Но мама не потеряла ни бодрости, ни надежды на лучшее, может быть, потому что была, как принято определять, легким человеком. Никогда не жаловалась, ровная и веселая, привлекала к себе многих. Она все делала легко, какие она пекла торты! Особенно мне помнится фисташковый торт с воздушным, зеленоватым кремом  и легкие, нежные пти-шу. Интересно, что все у нее получалось нежирным, нетяжелым, так что она шла «впереди моды» – и не только кулинарной. Она умела шить, не обучаясь этому ремеслу, прекрасно вышивала и вязала. Гладью вышила удивительный оранжевый абажур с кистями винограда, он низко согревал наш стол, рассчитанный размерами на гостей. Вышивала крестом, но не кошечек-собачек, не скучные, несбыточные замки с такими же лебедями, а вдруг взяла и заполнила по собственному рисунку квадрат мешковины (метр на метр) фантастическими, огромными цветами, перетекающими из одного оттенка в другой.

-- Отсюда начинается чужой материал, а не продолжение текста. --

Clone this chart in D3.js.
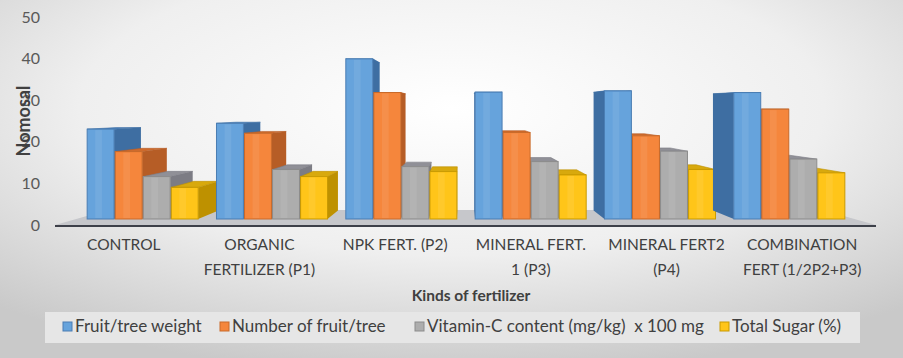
<!DOCTYPE html>
<html><head><meta charset="utf-8">
<script src="https://cdn.jsdelivr.net/npm/d3@7"></script>
<style>body{margin:0;background:#fff}svg{display:block}</style>
</head><body>
<svg id="c" width="903" height="358"></svg>
<script>
const categories = ["CONTROL","ORGANIC FERTILIZER (P1)","NPK FERT. (P2)","MINERAL FERT. 1 (P3)","MINERAL FERT2 (P4)","COMBINATION FERT (1/2P2+P3)"];
const categoryLines = [["CONTROL"],["ORGANIC","FERTILIZER (P1)"],["NPK FERT. (P2)"],["MINERAL FERT.","1 (P3)"],["MINERAL FERT2","(P4)"],["COMBINATION","FERT (1/2P2+P3)"]];
const seriesNames = ["Fruit/tree weight","Number of fruit/tree","Vitamin-C content (mg/kg)\u00a0 x 100 mg","Total Sugar (%)"];
const fruitWeight = [21.6,23.0,38.5,30.5,30.8,30.4];
const fruitNumber = [16.2,20.6,30.4,20.8,20.0,26.4];
const vitaminC   = [10.2,11.9,12.6,13.8,16.3,14.4];
const totalSugar = [7.6,10.2,11.4,10.6,11.9,11.1];
const yTicks = [0,10,20,30,40,50];
const yTitle = "Nomosal";
const xTitle = "Kinds of fertilizer";

const seriesValues = [fruitWeight, fruitNumber, vitaminC, totalSugar];
const palette = [
  {front:"#66a3dc", side:"#3e6ea2", top:"#4c82bd", stroke:"#4a7db3"},
  {front:"#f5863c", side:"#b65d26", top:"#cf6b2c", stroke:"#c96a2a"},
  {front:"#adadad", side:"#7c7c84", top:"#909097", stroke:"#8c8c8c"},
  {front:"#ffc519", side:"#be9100", top:"#d8a90d", stroke:"#c99a00"}
];

const svg = d3.select("#c");
const W = 903, H = 358;
const font = "Lato, 'Open Sans', sans-serif";

// background
const defs = svg.append("defs");
const bg = defs.append("radialGradient").attr("id","bg").attr("cx","50%").attr("cy","30%").attr("r","75%");
bg.append("stop").attr("offset","0%").attr("stop-color","#ffffff");
bg.append("stop").attr("offset","55%").attr("stop-color","#efefef");
bg.append("stop").attr("offset","100%").attr("stop-color","#c9c9c9");
svg.append("rect").attr("width",W).attr("height",H).attr("fill","url(#bg)");

// scales
const xAxis = d3.scaleBand().domain(categories).range([56,870]);
const xBars = d3.scaleBand().domain(categories).range([78,854]).paddingInner(0.1415).paddingOuter(0.0708);
const xSub = d3.scaleBand().domain(seriesNames).range([0,xBars.bandwidth()]).paddingInner(0.04);
const yBar = d3.scaleLinear().domain([0,50]).range([219,11]);
const yLab = d3.scaleLinear().domain([0,50]).range([225,17]);

const vp = {x:463, y:109}, f = 0.077;
const proj = p => [p[0] + f*(vp.x - p[0]), p[1] + f*(vp.y - p[1])];

// floor
const fl = [[55,225],[876,225],[822,210],[108,210]];
svg.append("path").attr("d","M"+fl.map(p=>p.join(",")).join("L")+"Z").attr("fill","#c6c7cb");
svg.append("line").attr("x1",55).attr("x2",876).attr("y1",226).attr("y2",226)
  .attr("stroke","#3d4049").attr("stroke-width",2.2);

// y tick labels
svg.append("g").selectAll("text").data(yTicks).join("text")
  .attr("x",40).attr("y",d=>yLab(d)).attr("dy","0.35em").attr("text-anchor","end")
  .attr("font-family",font).attr("font-size",16).attr("fill","#595959").text(d=>d);

// bars
const gBars = svg.append("g");
categories.forEach((cat,i)=>{
  let bars = seriesNames.map((s,j)=>{
    const x0 = xBars(cat)+xSub(s), w = xSub.bandwidth();
    return {j, x0, w, yTop:yBar(seriesValues[j][i]), yBot:yBar(0)};
  });
  const cx = xBars(cat)+xBars.bandwidth()/2;
  if (cx > vp.x) bars = bars.slice().reverse();
  bars.forEach(b=>{
    const c = palette[b.j];
    const TL=[b.x0,b.yTop], TR=[b.x0+b.w,b.yTop], BL=[b.x0,b.yBot], BR=[b.x0+b.w,b.yBot];
    const poly = pts => "M"+pts.map(p=>p.join(",")).join("L")+"Z";
    const g = gBars.append("g");
    g.append("path").attr("d",poly([TL,TR,proj(TR),proj(TL)])).attr("fill",c.top).attr("stroke",c.side).attr("stroke-width",0.6);
    if (vp.x > b.x0+b.w) g.append("path").attr("d",poly([TR,BR,proj(BR),proj(TR)])).attr("fill",c.side);
    else if (vp.x < b.x0) g.append("path").attr("d",poly([TL,BL,proj(BL),proj(TL)])).attr("fill",c.side);
    g.append("rect").attr("x",b.x0).attr("y",b.yTop).attr("width",b.w).attr("height",b.yBot-b.yTop)
      .attr("fill",c.front).attr("stroke",c.stroke).attr("stroke-width",1);
    g.append("rect").attr("x",b.x0+b.w*0.3).attr("y",b.yTop+1).attr("width",b.w*0.25).attr("height",b.yBot-b.yTop-2)
      .attr("fill","#ffffff").attr("opacity",0.08);
  });
});

// category labels
const gCat = svg.append("g");
categories.forEach((cat,i)=>{
  const t = gCat.append("text").attr("x",xAxis(cat)+xAxis.bandwidth()/2).attr("y",250)
    .attr("text-anchor","middle").attr("font-family",font).attr("font-size",15.5).attr("fill","#404040");
  categoryLines[i].forEach((ln,k)=>t.append("tspan").attr("x",xAxis(cat)+xAxis.bandwidth()/2).attr("dy",k?25:0).text(ln));
});

// axis titles
svg.append("text").attr("x",471).attr("y",301).attr("text-anchor","middle")
  .attr("font-family",font).attr("font-weight","bold").attr("font-size",15.5).attr("fill","#404040").text(xTitle);
svg.append("text").attr("transform","translate(30,121) rotate(-90)").attr("text-anchor","middle")
  .attr("font-family",font).attr("font-weight","bold").attr("font-size",18).attr("fill","#404040").text(yTitle);

// legend
svg.append("rect").attr("x",45).attr("y",312).attr("width",815).attr("height",31).attr("fill","#e6e6e6");
const legX = [63,220,415,720];
const gl = svg.append("g");
seriesNames.forEach((s,j)=>{
  gl.append("rect").attr("x",legX[j]).attr("y",322).attr("width",9).attr("height",9)
    .attr("fill",palette[j].front).attr("stroke",palette[j].stroke);
  gl.append("text").attr("x",legX[j]+12).attr("y",332).attr("font-family",font).attr("font-size",17)
    .attr("fill","#404040").style("white-space","pre").text(s);
});
</script>
</body></html>
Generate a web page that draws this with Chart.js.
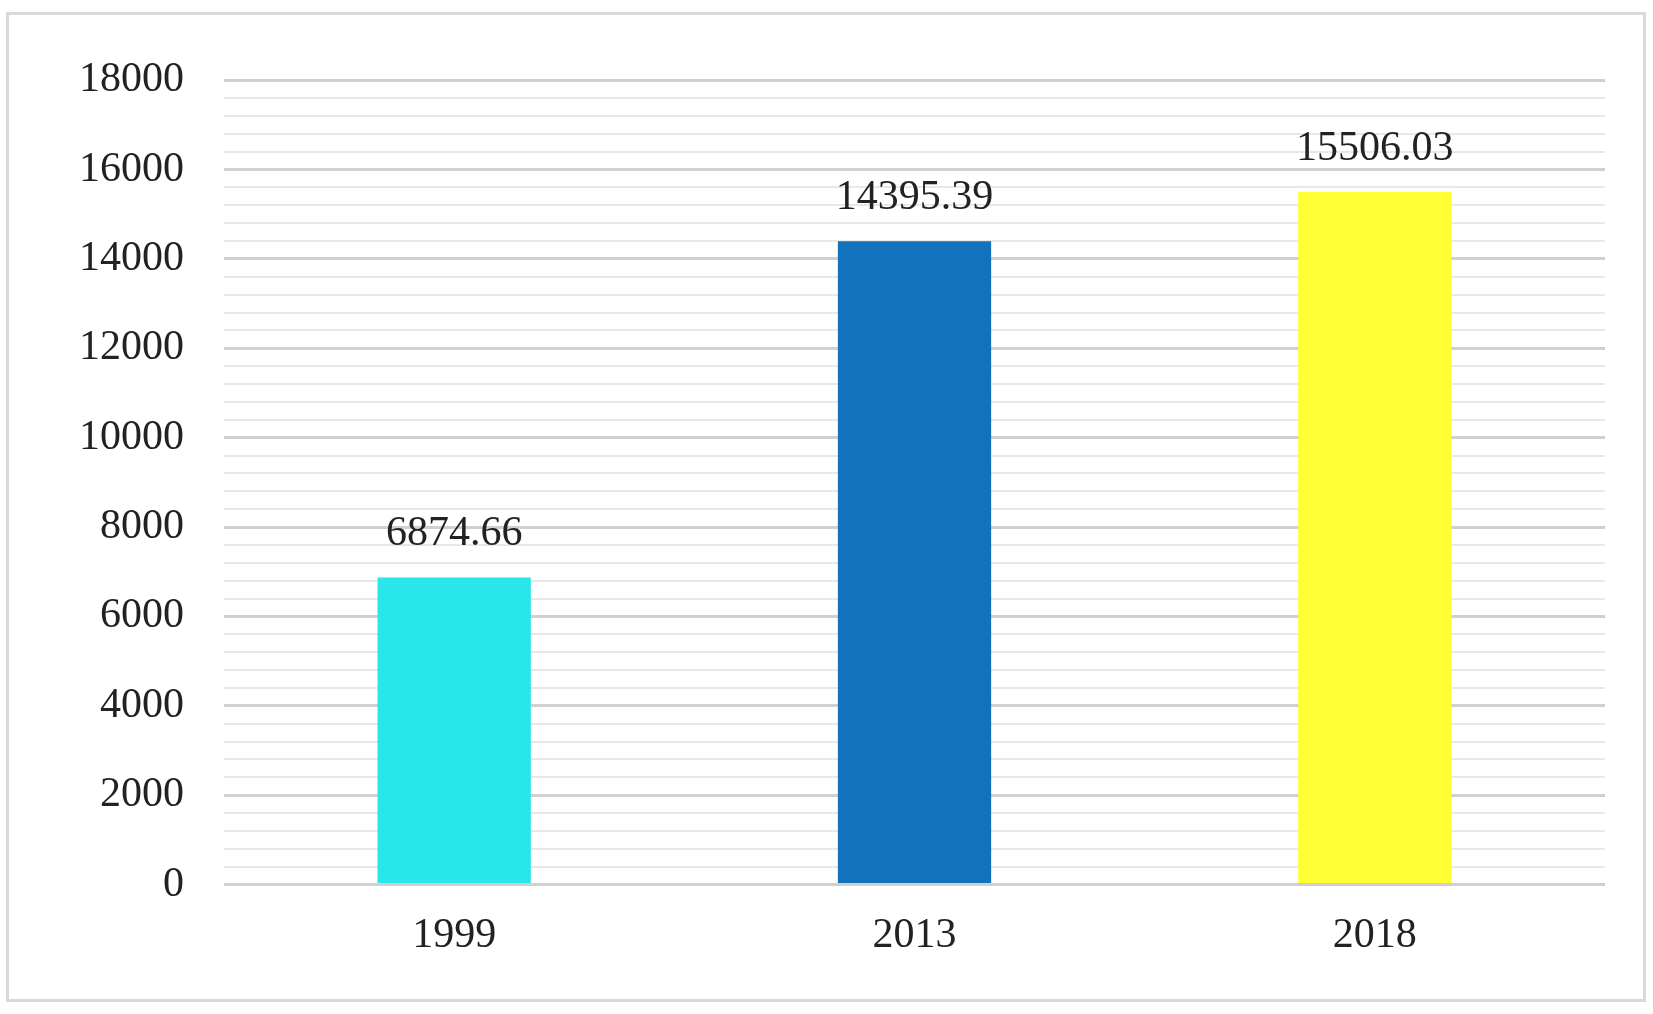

Вышло панно в настоящем стиле модерн, совершенно не имеющем права на существование в те годы.
А ведь могла ничего такого не делать – оперная певица, меццо-сопрано. Но всегда считала, что ни лишних знаний, ни лишних умений не бывает. И кружочки от лифчиков у нее тоже пошли в ход. Она тоненьким крючком обвязала их внутри мелким кружевом из белых катушечных ниток, соединив так 4 на 5 кружков. А получившийся прямоугольник обвязала снаружи белой, нежной кружевной каймой. Из ничего возникла ажурная накидка на подушку, которой завидовали ее подруги.